Extract the first line of the entries below and every line after it up to the one containing "import * as", both kept. Pictures are excluded.
** START OF DATASET ENTRIES **
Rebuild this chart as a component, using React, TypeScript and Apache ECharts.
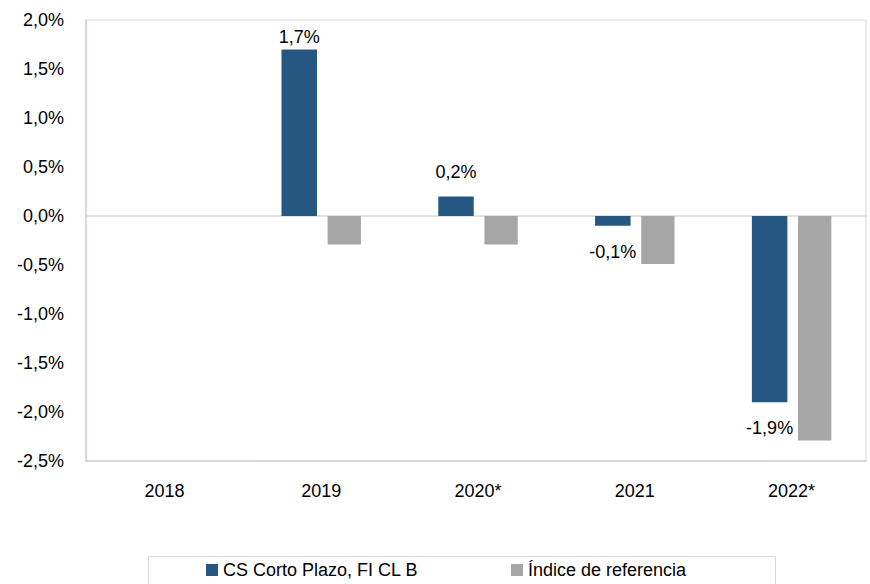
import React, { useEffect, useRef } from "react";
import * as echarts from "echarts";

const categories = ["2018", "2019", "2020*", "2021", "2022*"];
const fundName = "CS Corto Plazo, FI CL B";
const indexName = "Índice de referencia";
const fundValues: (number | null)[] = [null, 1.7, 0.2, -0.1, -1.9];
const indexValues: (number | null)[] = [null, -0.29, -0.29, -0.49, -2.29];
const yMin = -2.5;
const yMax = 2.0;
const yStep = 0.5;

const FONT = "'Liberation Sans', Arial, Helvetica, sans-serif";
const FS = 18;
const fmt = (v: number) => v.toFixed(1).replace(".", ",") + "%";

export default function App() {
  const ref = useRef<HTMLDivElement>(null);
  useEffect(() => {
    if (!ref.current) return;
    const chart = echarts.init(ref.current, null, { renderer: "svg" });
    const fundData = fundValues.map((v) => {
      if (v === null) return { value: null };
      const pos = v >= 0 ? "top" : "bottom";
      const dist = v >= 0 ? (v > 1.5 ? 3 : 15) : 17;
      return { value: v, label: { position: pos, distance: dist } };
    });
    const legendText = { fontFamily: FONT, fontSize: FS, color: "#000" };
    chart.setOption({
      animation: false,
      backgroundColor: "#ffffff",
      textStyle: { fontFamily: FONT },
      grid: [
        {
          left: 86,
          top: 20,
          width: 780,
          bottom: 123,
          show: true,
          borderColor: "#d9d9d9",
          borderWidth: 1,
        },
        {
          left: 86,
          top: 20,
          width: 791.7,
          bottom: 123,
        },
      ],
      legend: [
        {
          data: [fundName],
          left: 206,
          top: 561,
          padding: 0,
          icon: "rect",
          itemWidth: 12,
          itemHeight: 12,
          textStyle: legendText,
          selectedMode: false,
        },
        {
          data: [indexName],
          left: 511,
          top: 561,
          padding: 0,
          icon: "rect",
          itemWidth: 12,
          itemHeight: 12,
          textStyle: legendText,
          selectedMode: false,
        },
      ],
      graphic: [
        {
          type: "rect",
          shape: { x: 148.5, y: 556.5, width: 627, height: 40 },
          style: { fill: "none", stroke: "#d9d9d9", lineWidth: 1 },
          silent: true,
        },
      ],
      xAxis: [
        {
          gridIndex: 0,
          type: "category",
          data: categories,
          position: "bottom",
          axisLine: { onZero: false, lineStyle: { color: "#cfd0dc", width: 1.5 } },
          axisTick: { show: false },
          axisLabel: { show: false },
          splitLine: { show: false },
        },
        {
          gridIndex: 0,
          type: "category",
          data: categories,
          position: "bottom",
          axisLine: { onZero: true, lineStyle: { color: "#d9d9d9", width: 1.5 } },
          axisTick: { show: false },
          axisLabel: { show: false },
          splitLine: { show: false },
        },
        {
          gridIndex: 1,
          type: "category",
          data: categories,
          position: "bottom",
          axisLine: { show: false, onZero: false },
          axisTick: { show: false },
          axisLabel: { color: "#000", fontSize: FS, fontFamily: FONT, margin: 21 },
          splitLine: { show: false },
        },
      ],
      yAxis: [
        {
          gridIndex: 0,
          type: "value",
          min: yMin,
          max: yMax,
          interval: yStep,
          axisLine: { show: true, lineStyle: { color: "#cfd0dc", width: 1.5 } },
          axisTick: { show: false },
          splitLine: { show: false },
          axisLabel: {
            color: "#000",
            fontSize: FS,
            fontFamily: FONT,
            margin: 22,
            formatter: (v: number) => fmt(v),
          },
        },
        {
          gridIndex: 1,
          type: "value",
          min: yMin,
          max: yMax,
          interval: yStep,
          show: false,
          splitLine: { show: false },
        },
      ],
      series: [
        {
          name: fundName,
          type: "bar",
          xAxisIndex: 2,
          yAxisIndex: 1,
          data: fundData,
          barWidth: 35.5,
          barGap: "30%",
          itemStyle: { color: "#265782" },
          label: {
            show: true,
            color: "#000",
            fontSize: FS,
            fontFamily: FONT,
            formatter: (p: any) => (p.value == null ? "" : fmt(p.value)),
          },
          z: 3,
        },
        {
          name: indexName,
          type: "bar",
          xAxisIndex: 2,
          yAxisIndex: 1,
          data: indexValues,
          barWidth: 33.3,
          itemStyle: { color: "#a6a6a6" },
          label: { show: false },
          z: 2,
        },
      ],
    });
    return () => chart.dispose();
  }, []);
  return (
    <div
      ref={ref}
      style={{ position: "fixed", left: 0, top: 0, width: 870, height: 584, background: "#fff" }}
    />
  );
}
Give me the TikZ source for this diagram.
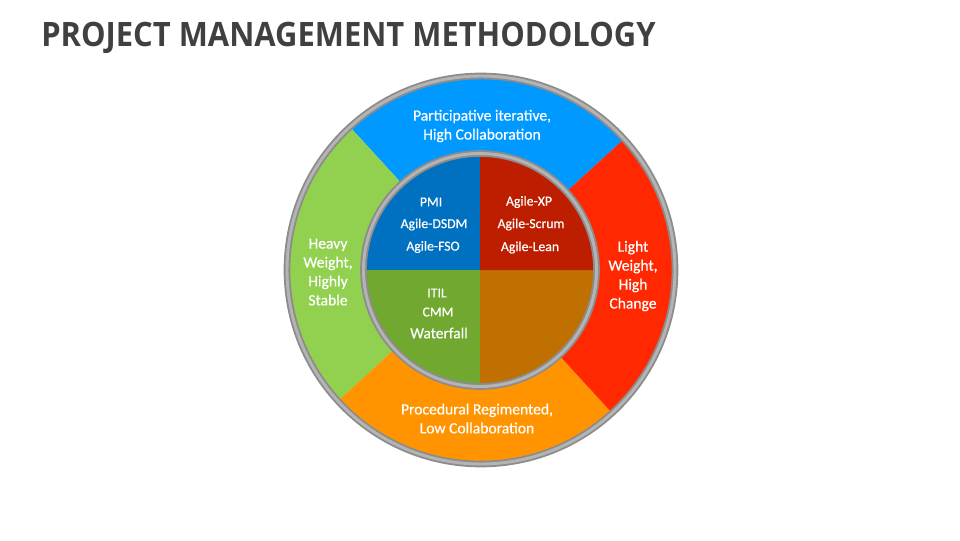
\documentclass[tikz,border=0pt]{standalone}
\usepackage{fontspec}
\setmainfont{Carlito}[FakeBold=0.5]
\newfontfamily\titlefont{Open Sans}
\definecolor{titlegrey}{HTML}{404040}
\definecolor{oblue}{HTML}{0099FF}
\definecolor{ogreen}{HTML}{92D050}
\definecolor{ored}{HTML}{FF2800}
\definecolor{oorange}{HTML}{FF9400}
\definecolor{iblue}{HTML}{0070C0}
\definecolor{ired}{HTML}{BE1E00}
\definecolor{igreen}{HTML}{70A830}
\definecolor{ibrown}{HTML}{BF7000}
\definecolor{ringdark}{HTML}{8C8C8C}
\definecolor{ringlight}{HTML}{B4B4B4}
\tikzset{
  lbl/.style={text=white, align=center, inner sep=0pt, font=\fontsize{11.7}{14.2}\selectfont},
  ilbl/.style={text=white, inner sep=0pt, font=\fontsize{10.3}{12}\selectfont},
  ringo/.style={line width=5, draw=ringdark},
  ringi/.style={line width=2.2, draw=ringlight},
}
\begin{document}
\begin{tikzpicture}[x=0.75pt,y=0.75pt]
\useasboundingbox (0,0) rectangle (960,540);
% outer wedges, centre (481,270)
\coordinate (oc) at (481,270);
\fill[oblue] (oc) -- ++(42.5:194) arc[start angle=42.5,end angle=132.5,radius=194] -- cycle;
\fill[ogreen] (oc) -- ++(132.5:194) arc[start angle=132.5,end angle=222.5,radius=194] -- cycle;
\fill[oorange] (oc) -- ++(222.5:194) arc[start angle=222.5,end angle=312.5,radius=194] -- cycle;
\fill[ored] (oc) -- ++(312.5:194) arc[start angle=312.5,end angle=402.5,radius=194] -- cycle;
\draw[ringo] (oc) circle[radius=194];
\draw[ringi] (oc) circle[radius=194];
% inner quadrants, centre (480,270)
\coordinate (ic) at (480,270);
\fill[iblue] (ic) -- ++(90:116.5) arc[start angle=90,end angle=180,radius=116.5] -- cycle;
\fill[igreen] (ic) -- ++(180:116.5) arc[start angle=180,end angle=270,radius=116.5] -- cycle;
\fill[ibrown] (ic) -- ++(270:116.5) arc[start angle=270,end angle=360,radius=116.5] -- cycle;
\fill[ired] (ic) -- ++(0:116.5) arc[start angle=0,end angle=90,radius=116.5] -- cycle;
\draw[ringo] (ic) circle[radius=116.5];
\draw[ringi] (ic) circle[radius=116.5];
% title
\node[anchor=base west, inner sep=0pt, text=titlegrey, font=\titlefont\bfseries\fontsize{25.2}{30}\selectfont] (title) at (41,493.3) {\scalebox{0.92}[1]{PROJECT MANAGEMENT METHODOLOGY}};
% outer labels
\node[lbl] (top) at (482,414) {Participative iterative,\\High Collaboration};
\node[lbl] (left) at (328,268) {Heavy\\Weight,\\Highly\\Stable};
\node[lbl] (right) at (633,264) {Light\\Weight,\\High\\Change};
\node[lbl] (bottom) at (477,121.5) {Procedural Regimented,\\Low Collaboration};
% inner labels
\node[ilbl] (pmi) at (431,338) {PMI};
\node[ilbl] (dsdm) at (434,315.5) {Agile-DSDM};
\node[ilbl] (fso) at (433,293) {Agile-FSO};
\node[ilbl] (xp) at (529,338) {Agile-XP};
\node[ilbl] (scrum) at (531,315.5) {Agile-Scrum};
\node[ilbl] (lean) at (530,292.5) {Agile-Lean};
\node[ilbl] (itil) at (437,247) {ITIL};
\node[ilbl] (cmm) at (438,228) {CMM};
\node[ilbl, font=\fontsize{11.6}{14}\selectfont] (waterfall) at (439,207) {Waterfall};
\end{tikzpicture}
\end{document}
** END OF DATASET ENTRIES **
### [RESULT]
Rebuild this chart as a component, using React, TypeScript and Apache ECharts.
import React, { useEffect, useRef } from "react";
import * as echarts from "echarts";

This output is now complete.